O futuro das eleições no pós-pandemia

Independentemente do adiamento das eleições, a pandemia deve surtir efeito na campanha eleitoral. No “novo normal”, a tendência é que grandes eventos e o chamado corpo a corpo percam espaço, enquanto a propaganda na internet ganhe ainda mais força. Assim prevê Diogo Rais, consultor jurídico em Direito Eleitoral e Tecnologia, e professor da Universidade Presbiteriana Mackenzie. “Em 2018 tivemos uma campanha extremamente conectada. É um fenômeno que já vinha crescendo e a pandemia fez acelerar ainda mais”, afirma.

Para ele, é difícil imaginar neste ano uma campanha eleitoral nos moldes tradicionais, em meio a uma pandemia que vem obrigando cidades a restringir atividades que estimulem o contato físico. Isso torna ainda mais imperativo o papel da internet, especialmente das redes sociais, para os candidatos.

Algo positivo na avaliação de Rais, principalmente por se tratar de uma eleição municipal. “Mais de 90% dos municípios brasileiros não têm propaganda eleitoral própria na televisão, a população vê os candidatos de outros centros maiores. A internet rompe essa barreira, abrindo um novo canal entre candidatos e eleitores.”

Participe do nosso grupo de Whatsapp clicando aqui.
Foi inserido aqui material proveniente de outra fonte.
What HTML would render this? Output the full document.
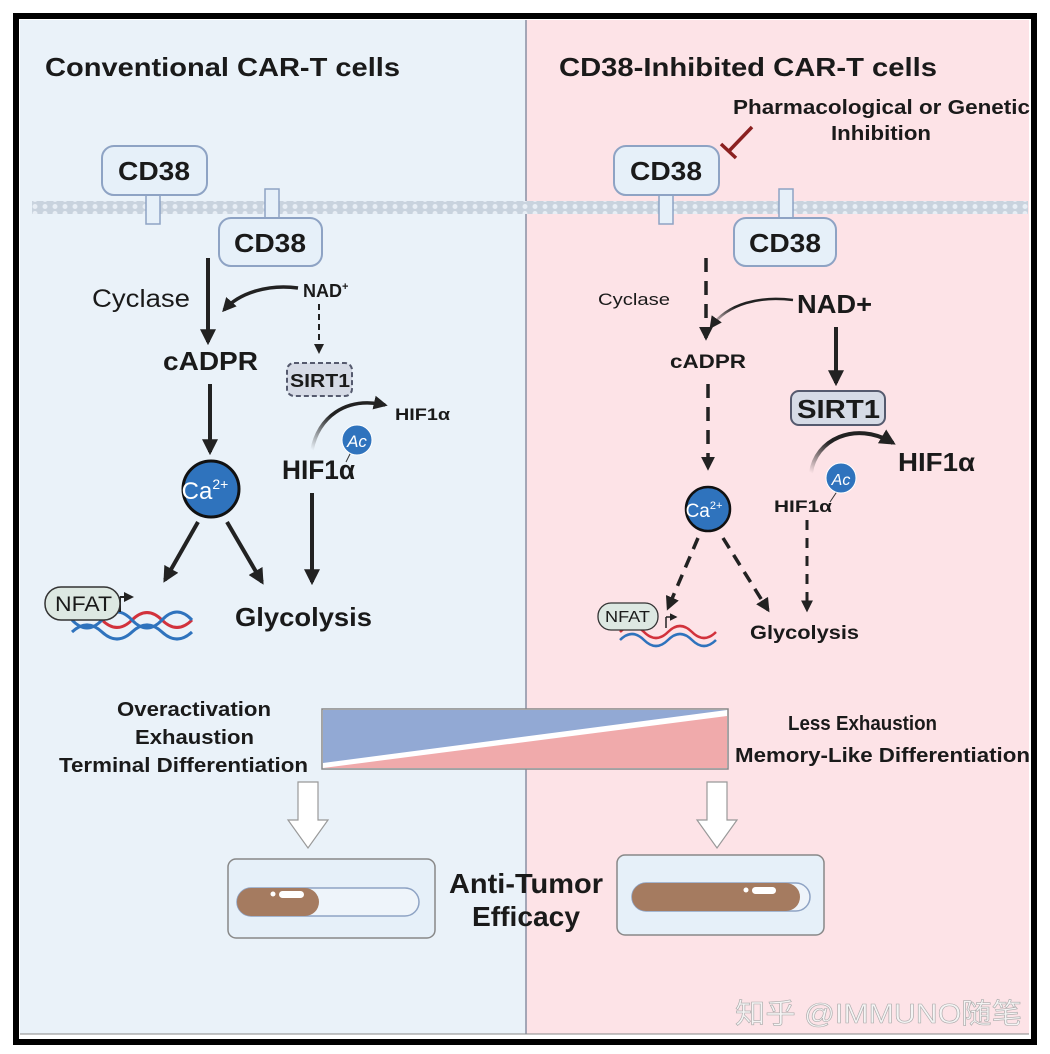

Por outro lado, Rais reconhece que é preciso cuidado na regulamentação e fiscalização sobre o uso de canais digitais, para evitar problemas como a proliferação de notícias falsas e ataques a adversários. “Temos alguns desafios, visto que a propaganda eleitoral no Brasil tem muitas restrições. Quando se leva isso para a internet, estabelecendo regras em demasia, pode ser mais difícil conseguir bons resultados. Acredito que com uma legislação clara a propaganda eleitoral digital possibilita que a democracia se fortaleça”, observa.”

Tendências para as futuras eleições

Se as próximas eleições já vão representar um salto no uso da tecnologia, o que esperar para as seguintes? Será possível, por exemplo, votar usando o celular? O presidente do TSE já anunciou que pretende conduzir estudos nesse sentido. “Vamos investir tempo e energia em mecanismos de utilização de ferramentas que as pessoas já possuem, como celular, tablet ou computador pessoal. Alguns países do mundo já adotam esse modelo a distância. E nós vamos aprender o que tem sido feito pelo mundo afora e desenvolver nossas próprias tecnologias”, disse Barroso.

Entre os países que já utilizam o voto a distância está a Estônia, no leste europeu. Com 1,2 milhão de habitantes, o país implantou a votação pela internet em 2005 e, nas eleições legislativas do ano passado, 44% dos eleitores usaram esse sistema. Nos Estados Unidos, a primeira votação pelo celular aconteceu em 2018, no estado de West Virginia. Uma pequena parcela da população, principalmente militares em missões fora do país, pôde escolher seus congressistas através de um aplicativo.

“Para Diogo Rais, o Brasil tem condições técnicas para implantar o voto a distância, por meio de celular ou computador. O maior obstáculo, na opinião do jurista, não é tecnológico, mas cultural. “O voto no Brasil é um processo cultural e há uma certa dificuldade em fazer algumas transições. Um exemplo é o voto em branco. Ele tem o mesmo valor do voto nulo, do ponto de vista jurídico não há nenhum sentido em mantê-lo. Mas, por uma questão cultural, optou-se por colocar um botão na urna eletrônica somente para isso”, diz.

Assegurar confiabilidade ao voto a distância é outro desafio que precisa ser superado. Basta lembrar que, mesmo após décadas de uso, a segurança da urna eletrônica ainda é colocada em dúvida a cada eleição. “Em um país onde a compra de votos ainda é uma realidade, manter o sigilo do eleitor também é um desafio muito grande”, acrescenta Rais.

Rafael Morgental, da Academia Brasileira de Direito Eleitoral e Político (Abradep), acredita que é possível desenvolver soluções no sentido de “transformar o celular em um instrumento de participação política”. Uma delas seria um aplicativo com token (dispositivo eletrônico gerador de senhas) para que a votação fosse feita não em casa, mas em pontos públicos com sinal de wifi. “A tecnologia tem muito a oferecer ao processo eleitoral. Mas temos que fazer movimentos com responsabilidade, pois qualquer mudança simples pode determinar resultados impactantes ou desastrosos. Queremos que a tecnologia seja aliada da democracia.”